How does a neural network learn to recognize specific patterns in data?
Direct Answer
Neural networks learn to recognize patterns through a process of iterative refinement. During training, the network adjusts its internal parameters, called weights, to minimize the difference between its predictions and the actual data. This adjustment is guided by algorithms that propagate error signals back through the network, effectively teaching it which features are most important for identifying specific patterns.
The Learning Process: Weights and Biases
At its core, a neural network is composed of interconnected nodes, or "neurons," organized in layers. Each connection between neurons has an associated numerical value called a "weight." These weights determine the strength and influence of one neuron's output on another. Additionally, each neuron has a "bias," another numerical value that shifts the activation function's output. Together, weights and biases represent the learned knowledge of the network.

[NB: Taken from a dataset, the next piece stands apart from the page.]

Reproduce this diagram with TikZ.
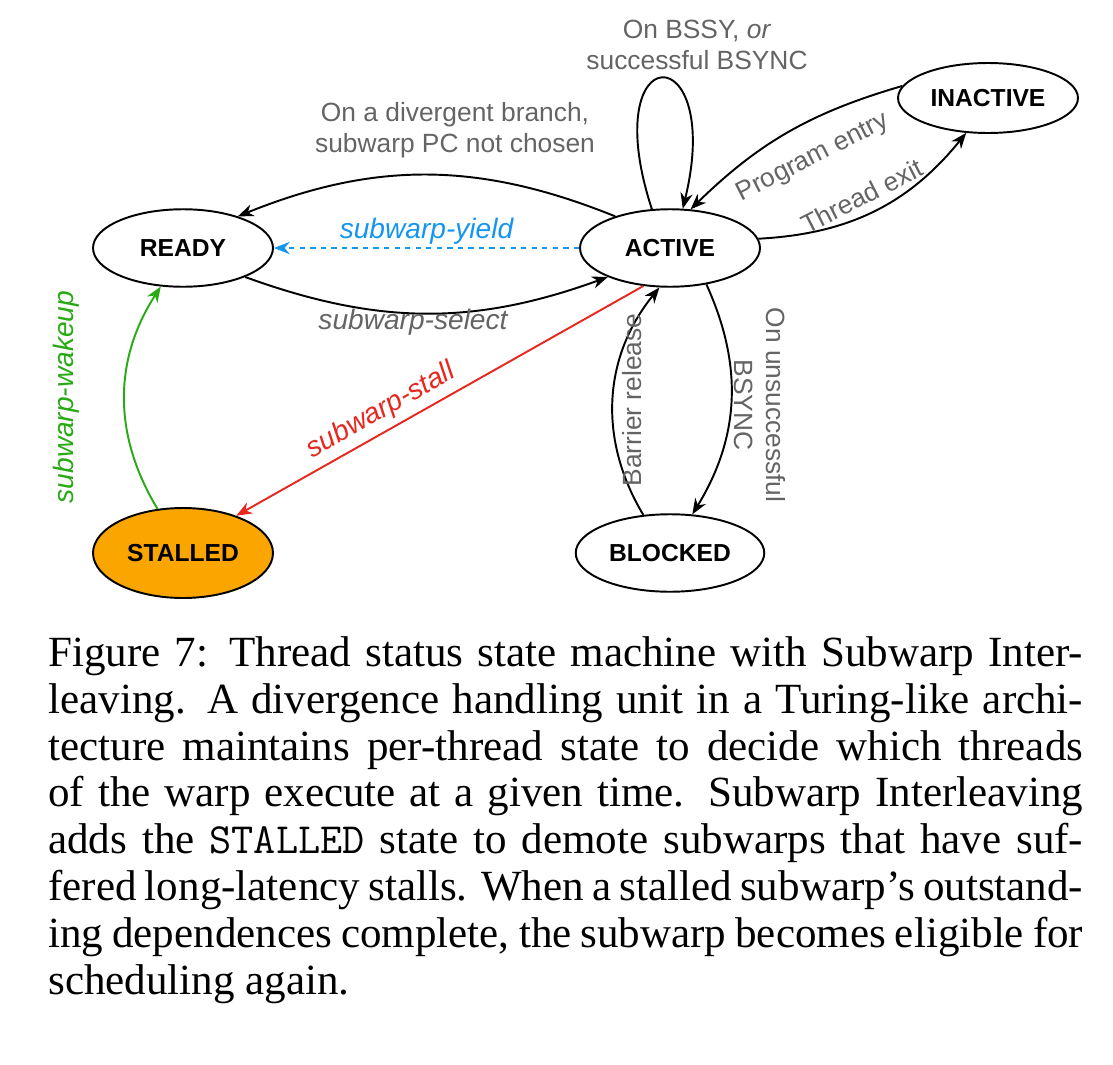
\documentclass[tikz,border=0pt]{standalone}
\usepackage{fontspec}
\setmainfont{Liberation Serif}
\newfontfamily\diagfont{Liberation Sans}
\usetikzlibrary{arrows.meta,positioning,shapes.geometric}
\definecolor{lblgray}{RGB}{100,100,100}
\definecolor{yieldblue}{RGB}{20,150,240}
\definecolor{stallred}{RGB}{230,40,30}
\definecolor{wakegreen}{RGB}{40,170,20}
\definecolor{stallorange}{RGB}{250,165,0}
\begin{document}
\begin{tikzpicture}[x=0.02cm,y=-0.02cm,>={Stealth[length=9pt,width=7pt]},
    state/.style={draw,line width=1.1pt,ellipse,minimum width=3.6cm,minimum height=1.55cm,
      font=\diagfont\fontsize{14}{16}\selectfont\bfseries},
    trans/.style={->,line width=1.1pt},
    lbl/.style={font=\diagfont\fontsize{15}{18}\selectfont,text=lblgray,align=center},
    ilbl/.style={font=\diagfont\itshape\fontsize{16}{18}\selectfont}]
  \useasboundingbox (0,0) rectangle (1113,1065);

  \node[state] (ready) at (183,248) {READY};
  \node[state] (active) at (670,248) {ACTIVE};
  \node[state,minimum height=1.4cm] (inactive) at (988,98) {INACTIVE};
  \node[state,fill=stallorange,minimum height=1.8cm] (stalled) at (183,553) {STALLED};
  \node[state] (blocked) at (670,553) {BLOCKED};

  % active <-> ready
  \draw[trans] (active.150) to[bend right=22] (ready.30);
  \node[lbl] (divlbl) at (455,130) {On a divergent branch,\\subwarp PC not chosen};
  \draw[trans,dashed,yieldblue] (active.west) -- (ready.east)
    node[midway,above=-2pt,ilbl,text=yieldblue] (yieldlbl) {subwarp-yield};
  \draw[trans] (ready.-25) to[bend right=20] (active.-155);
  \node[ilbl,text=lblgray] (selectlbl) at (413,322) {subwarp-select};

  % self loop
  \draw[trans] (active.115) .. controls (595,35) and (725,35) .. (active.72);
  \node[lbl] (looplbl) at (697,45) {On BSSY, \textit{or}\\successful BSYNC};

  % inactive <-> active
  \draw[trans] (inactive.172) to[bend right=14] (active.62);
  \node[lbl,rotate=27] (entrylbl) at (813,158) {Program entry};
  \draw[trans] (active.6) to[bend right=24] (inactive.238);
  \node[lbl,rotate=27] (exitlbl) at (862,196) {Thread exit};

  % active <-> blocked
  \draw[trans] (active.-45) to[bend left=28] (blocked.60);
  \node[lbl,rotate=-90] (unsynclbl) at (760,405) {On unsuccessful\\BSYNC};
  \draw[trans] (blocked.125) to[bend left=35] (active.-105);
  \node[lbl,rotate=90] (barrierlbl) at (632,400) {Barrier release};

  % stall / wakeup
  \draw[trans,stallred] (active.-125) --
    node[ilbl,text=stallred,sloped,above,pos=0.62] (stalllbl) {subwarp-stall} (stalled.35);
  \draw[trans,wakegreen] (stalled.120) to[bend left=32] (ready.-120);
  \node[ilbl,text=wakegreen,rotate=90] (wakelbl) at (66,397) {subwarp-wakeup};

  % caption
  \node[anchor=north west,inner sep=0pt,text width=20.7cm,align=justify,
    font=\fontsize{24.5}{26.7}\selectfont] (caption) at (48,636)
    {Figure 7: Thread status state machine with Subwarp Interleaving. A divergence handling unit in a Turing-like architecture maintains per-thread state to decide which threads of the warp execute at a given time. Subwarp Interleaving adds the \texttt{STALLED} state to demote subwarps that have suffered long-latency stalls. When a stalled subwarp's outstanding dependences complete, the subwarp becomes eligible for scheduling again.};
\end{tikzpicture}
\end{document}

Training: From Randomness to Recognition
Initially, weights and biases are often set to small, random values. The network is then fed a large dataset of examples, where each example consists of input data and its corresponding desired output. This is known as supervised learning.

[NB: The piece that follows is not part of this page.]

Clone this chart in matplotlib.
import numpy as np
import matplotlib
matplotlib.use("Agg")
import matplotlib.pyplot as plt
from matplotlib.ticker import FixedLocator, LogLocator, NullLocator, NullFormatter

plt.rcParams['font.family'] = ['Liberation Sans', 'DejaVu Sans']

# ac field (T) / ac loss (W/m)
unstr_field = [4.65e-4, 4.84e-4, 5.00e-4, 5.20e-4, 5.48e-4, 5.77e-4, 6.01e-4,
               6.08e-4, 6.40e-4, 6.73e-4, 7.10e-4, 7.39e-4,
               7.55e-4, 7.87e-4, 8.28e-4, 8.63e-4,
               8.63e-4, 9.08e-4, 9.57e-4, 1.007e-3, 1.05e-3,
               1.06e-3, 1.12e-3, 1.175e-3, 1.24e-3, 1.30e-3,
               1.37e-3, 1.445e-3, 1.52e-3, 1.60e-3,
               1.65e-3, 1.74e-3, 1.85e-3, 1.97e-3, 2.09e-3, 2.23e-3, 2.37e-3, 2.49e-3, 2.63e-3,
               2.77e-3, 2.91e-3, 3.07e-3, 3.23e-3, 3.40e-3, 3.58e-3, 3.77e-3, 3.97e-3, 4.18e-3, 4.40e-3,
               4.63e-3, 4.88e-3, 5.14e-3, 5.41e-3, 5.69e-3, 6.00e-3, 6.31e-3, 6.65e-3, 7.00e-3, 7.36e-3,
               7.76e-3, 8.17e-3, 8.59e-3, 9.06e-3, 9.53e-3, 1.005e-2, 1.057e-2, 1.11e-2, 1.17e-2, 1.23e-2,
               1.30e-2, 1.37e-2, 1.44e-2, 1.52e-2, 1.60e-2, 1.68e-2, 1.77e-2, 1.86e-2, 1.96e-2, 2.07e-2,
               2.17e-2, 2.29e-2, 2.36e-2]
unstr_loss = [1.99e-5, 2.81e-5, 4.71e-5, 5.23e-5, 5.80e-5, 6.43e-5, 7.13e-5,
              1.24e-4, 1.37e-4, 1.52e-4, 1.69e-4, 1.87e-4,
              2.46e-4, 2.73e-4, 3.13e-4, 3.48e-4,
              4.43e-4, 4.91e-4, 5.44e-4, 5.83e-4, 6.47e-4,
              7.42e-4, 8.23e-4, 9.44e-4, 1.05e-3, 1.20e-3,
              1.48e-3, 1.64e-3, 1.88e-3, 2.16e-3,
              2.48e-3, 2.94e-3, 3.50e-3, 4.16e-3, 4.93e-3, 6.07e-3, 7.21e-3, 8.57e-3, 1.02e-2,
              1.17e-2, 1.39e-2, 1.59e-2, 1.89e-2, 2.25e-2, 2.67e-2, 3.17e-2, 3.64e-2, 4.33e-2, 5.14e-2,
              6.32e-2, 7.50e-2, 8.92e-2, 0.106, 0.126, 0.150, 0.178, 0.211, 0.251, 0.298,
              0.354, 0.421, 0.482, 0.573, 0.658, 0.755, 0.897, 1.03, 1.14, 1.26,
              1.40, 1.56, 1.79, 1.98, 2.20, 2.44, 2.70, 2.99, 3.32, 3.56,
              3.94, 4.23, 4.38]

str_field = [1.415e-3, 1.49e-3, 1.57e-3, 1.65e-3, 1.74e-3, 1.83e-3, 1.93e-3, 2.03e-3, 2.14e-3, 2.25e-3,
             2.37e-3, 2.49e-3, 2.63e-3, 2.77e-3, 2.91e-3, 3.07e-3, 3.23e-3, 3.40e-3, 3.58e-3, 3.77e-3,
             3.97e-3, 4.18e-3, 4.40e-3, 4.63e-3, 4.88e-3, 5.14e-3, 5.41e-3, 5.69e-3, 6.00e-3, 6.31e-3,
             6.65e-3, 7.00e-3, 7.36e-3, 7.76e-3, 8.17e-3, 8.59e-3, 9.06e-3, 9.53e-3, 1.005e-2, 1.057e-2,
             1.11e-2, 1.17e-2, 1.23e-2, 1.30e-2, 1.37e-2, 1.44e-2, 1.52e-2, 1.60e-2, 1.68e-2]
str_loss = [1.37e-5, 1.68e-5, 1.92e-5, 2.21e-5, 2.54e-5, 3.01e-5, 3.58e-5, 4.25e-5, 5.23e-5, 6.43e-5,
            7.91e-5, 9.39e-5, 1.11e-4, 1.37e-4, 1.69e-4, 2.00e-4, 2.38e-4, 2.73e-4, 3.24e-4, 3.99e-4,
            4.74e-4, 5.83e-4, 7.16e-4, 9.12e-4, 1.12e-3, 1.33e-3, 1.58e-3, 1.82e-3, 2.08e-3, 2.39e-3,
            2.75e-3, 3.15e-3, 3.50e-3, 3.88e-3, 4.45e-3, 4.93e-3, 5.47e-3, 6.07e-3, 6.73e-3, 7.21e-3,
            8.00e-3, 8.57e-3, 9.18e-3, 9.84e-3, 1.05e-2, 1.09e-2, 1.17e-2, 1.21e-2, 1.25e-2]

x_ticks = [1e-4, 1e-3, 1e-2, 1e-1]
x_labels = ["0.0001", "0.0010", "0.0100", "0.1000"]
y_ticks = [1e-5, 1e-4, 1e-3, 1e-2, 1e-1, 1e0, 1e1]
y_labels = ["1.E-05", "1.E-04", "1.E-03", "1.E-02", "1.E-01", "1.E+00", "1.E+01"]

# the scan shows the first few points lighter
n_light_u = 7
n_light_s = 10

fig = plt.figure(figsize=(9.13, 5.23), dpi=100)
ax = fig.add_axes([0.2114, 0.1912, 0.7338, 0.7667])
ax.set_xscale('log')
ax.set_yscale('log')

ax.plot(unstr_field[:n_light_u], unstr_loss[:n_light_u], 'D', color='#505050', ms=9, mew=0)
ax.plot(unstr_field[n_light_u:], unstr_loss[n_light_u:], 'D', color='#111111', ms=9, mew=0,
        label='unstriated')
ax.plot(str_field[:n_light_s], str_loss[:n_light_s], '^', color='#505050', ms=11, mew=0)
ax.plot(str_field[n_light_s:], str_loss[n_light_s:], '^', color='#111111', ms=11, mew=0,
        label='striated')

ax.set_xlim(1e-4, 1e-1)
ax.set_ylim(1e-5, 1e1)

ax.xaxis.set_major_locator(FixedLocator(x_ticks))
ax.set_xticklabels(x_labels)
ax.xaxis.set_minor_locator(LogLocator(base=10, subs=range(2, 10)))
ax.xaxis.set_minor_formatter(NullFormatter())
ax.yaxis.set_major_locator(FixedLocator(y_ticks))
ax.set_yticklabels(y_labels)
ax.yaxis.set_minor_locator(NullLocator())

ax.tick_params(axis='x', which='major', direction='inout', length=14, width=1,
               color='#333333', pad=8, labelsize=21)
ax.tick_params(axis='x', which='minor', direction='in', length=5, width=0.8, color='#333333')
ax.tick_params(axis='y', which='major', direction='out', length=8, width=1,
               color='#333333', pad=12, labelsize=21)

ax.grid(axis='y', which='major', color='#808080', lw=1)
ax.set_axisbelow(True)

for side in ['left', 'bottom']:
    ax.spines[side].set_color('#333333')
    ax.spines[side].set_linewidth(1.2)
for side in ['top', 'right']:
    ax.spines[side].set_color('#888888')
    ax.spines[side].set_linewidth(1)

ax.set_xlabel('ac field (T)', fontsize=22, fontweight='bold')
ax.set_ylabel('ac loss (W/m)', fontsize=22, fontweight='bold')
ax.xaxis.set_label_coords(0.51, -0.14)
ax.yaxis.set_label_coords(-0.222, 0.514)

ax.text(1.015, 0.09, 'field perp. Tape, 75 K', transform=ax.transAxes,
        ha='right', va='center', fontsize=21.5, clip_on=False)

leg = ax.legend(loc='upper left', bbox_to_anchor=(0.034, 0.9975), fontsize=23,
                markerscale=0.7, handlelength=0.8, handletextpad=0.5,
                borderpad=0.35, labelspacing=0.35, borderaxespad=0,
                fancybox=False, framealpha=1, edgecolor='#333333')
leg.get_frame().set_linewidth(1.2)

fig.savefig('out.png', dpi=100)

For each input, the network processes the data through its layers, applying mathematical operations based on the current weights and biases to generate a prediction. This prediction is then compared to the actual, correct output using a "loss function," which quantifies the error.
Backpropagation: The Error Correction Mechanism
The key to learning lies in "backpropagation." The error calculated by the loss function is propagated backward through the network, layer by layer. This process determines how much each weight and bias contributed to the overall error. Using an optimization algorithm, such as gradient descent, the weights and biases are adjusted in a direction that reduces the error. This cycle of forward pass (prediction), loss calculation, and backward pass (adjustment) is repeated many times over the entire dataset.
Feature Extraction and Abstraction
As training progresses, the network gradually learns to identify increasingly complex features within the data. Early layers might detect simple patterns like edges or corners in an image, while deeper layers combine these simple features to recognize more abstract concepts, such as shapes, textures, or even entire objects. The network effectively learns a hierarchical representation of the data.
Simple Example: Recognizing Handwritten Digits
Imagine training a neural network to recognize handwritten digits (0-9). The input would be an image of a digit, and the output would be the predicted digit.
- Input: An image of the digit "7".
- Forward Pass: The network processes the pixels, and initially, its prediction might be "3".
- Loss Calculation: The loss function notes the significant error between the prediction "3" and the true label "7".
- Backpropagation & Update: The error is propagated back. Weights associated with features that strongly indicate a "7" (e.g., a horizontal stroke at the top, a diagonal stroke downwards) are strengthened, while those leading to the incorrect "3" are weakened.
- Iteration: This process is repeated with thousands of images of digits. Over time, the network becomes adept at distinguishing the subtle differences that define each digit.
Limitations and Edge Cases
Neural networks are powerful but have limitations. They require vast amounts of labeled data for effective training, and performance can degrade significantly if the training data does not accurately represent the real-world data the network will encounter (a phenomenon known as "dataset shift"). Overfitting, where the network memorizes the training data too well and fails to generalize to new, unseen data, is another common challenge. The interpretability of neural networks can also be an issue, as it can be difficult to understand precisely why a network makes a particular prediction.